▶ **Data excerpts**
** Begin **

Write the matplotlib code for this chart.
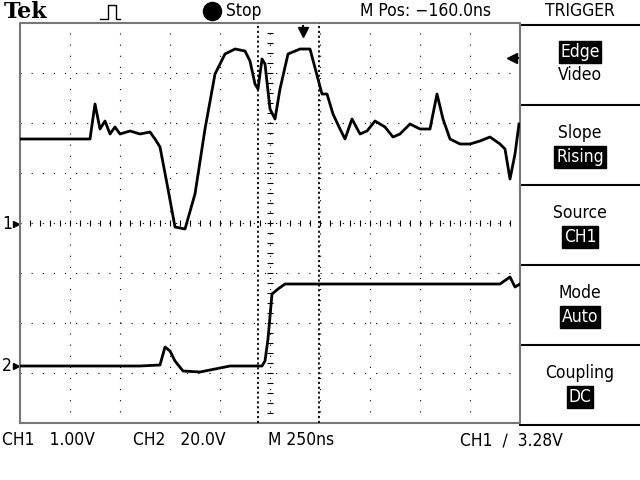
import matplotlib
matplotlib.use("Agg")
import matplotlib.pyplot as plt
import numpy as np

ch1_x = [20,90,95,100,105,110,115,120,130,140,150,155,160,168,175,185,195,205,215,225,235,245,250,255,258,262,265,270,275,280,288,300,310,318,322,327,333,340,345,352,360,367,375,385,393,400,410,420,430,437,443,450,460,470,480,490,500,505,510,515,519]
ch1_y = [140,140,105,130,122,135,128,135,132,135,133,140,148,190,228,230,195,130,75,55,50,52,62,85,90,60,65,110,120,90,55,50,50,80,95,95,115,130,140,120,135,132,122,128,138,135,125,130,130,95,120,140,145,145,142,138,145,150,180,155,125]
ch2_x = [20,60,100,140,160,165,170,175,183,200,215,230,262,265,268,272,278,285,300,400,500,510,515,520]
ch2_y = [367,367,367,367,366,348,352,362,372,373,370,367,367,362,340,295,290,285,285,285,285,278,288,285]
ch1_t = [(x-20)/50 for x in ch1_x]; ch1_v = [(224-y)/50 for y in ch1_y]
ch2_t = [(x-20)/50 for x in ch2_x]; ch2_v = [(224-y)/50 for y in ch2_y]

fig = plt.figure(figsize=(6.4,4.8), dpi=100)
bg = fig.add_axes([0,0,1,1]); bg.set_xlim(0,640); bg.set_ylim(480,0); bg.axis('off')
ax = fig.add_axes([20/640, (480-423)/480, 500/640, 400/480])
ax.set_xlim(0,10); ax.set_ylim(-4,4); ax.axis('off')
for i in range(1,10):
    ax.axvline(i, color='k', lw=0.8, ls=(0,(1,9)))
for j in range(-3,4):
    ax.axhline(j, color='k', lw=0.8, ls=(0,(1,9)))
mt = np.arange(0.2,10,0.2)
ax.plot(mt, np.zeros_like(mt), '|', color='k', ms=4, mew=0.8)
mv = np.arange(-3.8,4,0.2)
ax.plot(np.full_like(mv,5), mv, '_', color='k', ms=4, mew=0.8)
ax.plot([0,10,10,0,0],[-4,-4,4,4,-4], color='#777777', lw=1.5, clip_on=False)
for c in [4.76, 5.98]:
    ax.axvline(c, color='k', lw=1.3, ls=(0,(1.2,1.5)))
ax.plot(ch1_t, ch1_v, color='k', lw=2)
ax.plot(ch2_t, ch2_v, color='k', lw=2)

f = 'DejaVu Sans'
kw = dict(family=f, fontsize=12.5, stretch='condensed')
bg.text(4, 12, 'Tek', family='DejaVu Serif', fontweight='bold', fontsize=16, va='center')
bg.plot([100,104,104,108,108,116,116,120],[19,19,19,19,5,5,19,19], color='k', lw=1)
bg.plot([212],[11], 'o', color='k', ms=13)
bg.text(226, 11, 'Stop', va='center', **kw)
bg.text(360, 11, 'M Pos: \u2212160.0ns', va='center', **kw)
bg.text(580, 11, 'TRIGGER', va='center', ha='center', **kw)
bg.text(2, 440, 'CH1   1.00V', va='center', **kw)
bg.text(133, 440, 'CH2   20.0V', va='center', **kw)
bg.text(268, 440, 'M 250ns', va='center', **kw)
bg.text(460, 440, 'CH1  \u2215  3.28V', va='center', **kw)
bg.text(2, 224, '1', va='center', **kw); bg.plot([16],[224], marker='>', color='k', ms=5)
bg.text(2, 366, '2', va='center', **kw); bg.plot([16],[366], marker='>', color='k', ms=5)
bg.plot([303],[32], marker='v', color='k', ms=7); bg.plot([303,303],[26,34],color='k',lw=1.5)
bg.plot([512],[58], marker='<', color='k', ms=7); bg.plot([512,519],[58,58],color='k',lw=1.5)
for y in [25,105,185,265,345,425]:
    bg.plot([520,640],[y,y], color='k', lw=1.5)
menu = [(52,'Edge',True),(75,'Video',False),(133,'Slope',False),(157,'Rising',True),
        (213,'Source',False),(237,'CH1',True),(293,'Mode',False),(317,'Auto',True),
        (373,'Coupling',False),(397,'DC',True)]
for y,t,hl in menu:
    if hl:
        bg.text(580,y,t,ha='center',va='center',color='white',
                bbox=dict(boxstyle='square,pad=0.1',fc='black',ec='black'), **kw)
    else:
        bg.text(580,y,t,ha='center',va='center',color='black',**kw)
fig.savefig('out.png', dpi=100)
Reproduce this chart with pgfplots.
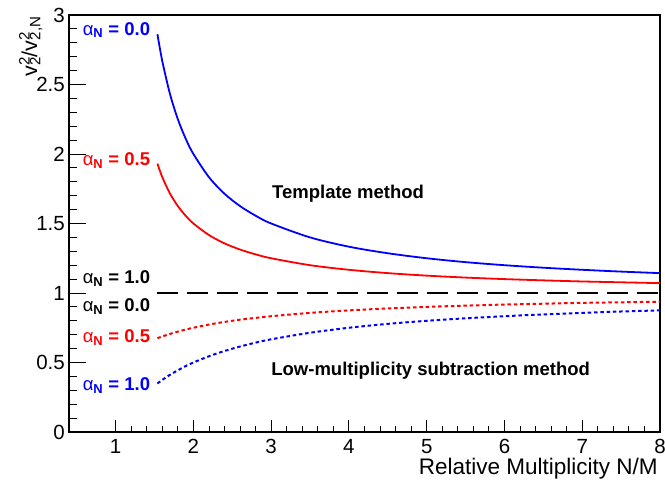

** End **

▶ **Task statement**
Copy out all the data without changing anything, and drop the pictures.

▶ **Task answer**
Write the matplotlib code for this chart.
import matplotlib
matplotlib.use("Agg")
import matplotlib.pyplot as plt
import numpy as np

ch1_x = [20,90,95,100,105,110,115,120,130,140,150,155,160,168,175,185,195,205,215,225,235,245,250,255,258,262,265,270,275,280,288,300,310,318,322,327,333,340,345,352,360,367,375,385,393,400,410,420,430,437,443,450,460,470,480,490,500,505,510,515,519]
ch1_y = [140,140,105,130,122,135,128,135,132,135,133,140,148,190,228,230,195,130,75,55,50,52,62,85,90,60,65,110,120,90,55,50,50,80,95,95,115,130,140,120,135,132,122,128,138,135,125,130,130,95,120,140,145,145,142,138,145,150,180,155,125]
ch2_x = [20,60,100,140,160,165,170,175,183,200,215,230,262,265,268,272,278,285,300,400,500,510,515,520]
ch2_y = [367,367,367,367,366,348,352,362,372,373,370,367,367,362,340,295,290,285,285,285,285,278,288,285]
ch1_t = [(x-20)/50 for x in ch1_x]; ch1_v = [(224-y)/50 for y in ch1_y]
ch2_t = [(x-20)/50 for x in ch2_x]; ch2_v = [(224-y)/50 for y in ch2_y]

fig = plt.figure(figsize=(6.4,4.8), dpi=100)
bg = fig.add_axes([0,0,1,1]); bg.set_xlim(0,640); bg.set_ylim(480,0); bg.axis('off')
ax = fig.add_axes([20/640, (480-423)/480, 500/640, 400/480])
ax.set_xlim(0,10); ax.set_ylim(-4,4); ax.axis('off')
for i in range(1,10):
    ax.axvline(i, color='k', lw=0.8, ls=(0,(1,9)))
for j in range(-3,4):
    ax.axhline(j, color='k', lw=0.8, ls=(0,(1,9)))
mt = np.arange(0.2,10,0.2)
ax.plot(mt, np.zeros_like(mt), '|', color='k', ms=4, mew=0.8)
mv = np.arange(-3.8,4,0.2)
ax.plot(np.full_like(mv,5), mv, '_', color='k', ms=4, mew=0.8)
ax.plot([0,10,10,0,0],[-4,-4,4,4,-4], color='#777777', lw=1.5, clip_on=False)
for c in [4.76, 5.98]:
    ax.axvline(c, color='k', lw=1.3, ls=(0,(1.2,1.5)))
ax.plot(ch1_t, ch1_v, color='k', lw=2)
ax.plot(ch2_t, ch2_v, color='k', lw=2)

f = 'DejaVu Sans'
kw = dict(family=f, fontsize=12.5, stretch='condensed')
bg.text(4, 12, 'Tek', family='DejaVu Serif', fontweight='bold', fontsize=16, va='center')
bg.plot([100,104,104,108,108,116,116,120],[19,19,19,19,5,5,19,19], color='k', lw=1)
bg.plot([212],[11], 'o', color='k', ms=13)
bg.text(226, 11, 'Stop', va='center', **kw)
bg.text(360, 11, 'M Pos: \u2212160.0ns', va='center', **kw)
bg.text(580, 11, 'TRIGGER', va='center', ha='center', **kw)
bg.text(2, 440, 'CH1   1.00V', va='center', **kw)
bg.text(133, 440, 'CH2   20.0V', va='center', **kw)
bg.text(268, 440, 'M 250ns', va='center', **kw)
bg.text(460, 440, 'CH1  \u2215  3.28V', va='center', **kw)
bg.text(2, 224, '1', va='center', **kw); bg.plot([16],[224], marker='>', color='k', ms=5)
bg.text(2, 366, '2', va='center', **kw); bg.plot([16],[366], marker='>', color='k', ms=5)
bg.plot([303],[32], marker='v', color='k', ms=7); bg.plot([303,303],[26,34],color='k',lw=1.5)
bg.plot([512],[58], marker='<', color='k', ms=7); bg.plot([512,519],[58,58],color='k',lw=1.5)
for y in [25,105,185,265,345,425]:
    bg.plot([520,640],[y,y], color='k', lw=1.5)
menu = [(52,'Edge',True),(75,'Video',False),(133,'Slope',False),(157,'Rising',True),
        (213,'Source',False),(237,'CH1',True),(293,'Mode',False),(317,'Auto',True),
        (373,'Coupling',False),(397,'DC',True)]
for y,t,hl in menu:
    if hl:
        bg.text(580,y,t,ha='center',va='center',color='white',
                bbox=dict(boxstyle='square,pad=0.1',fc='black',ec='black'), **kw)
    else:
        bg.text(580,y,t,ha='center',va='center',color='black',**kw)
fig.savefig('out.png', dpi=100)
Reproduce this chart with pgfplots.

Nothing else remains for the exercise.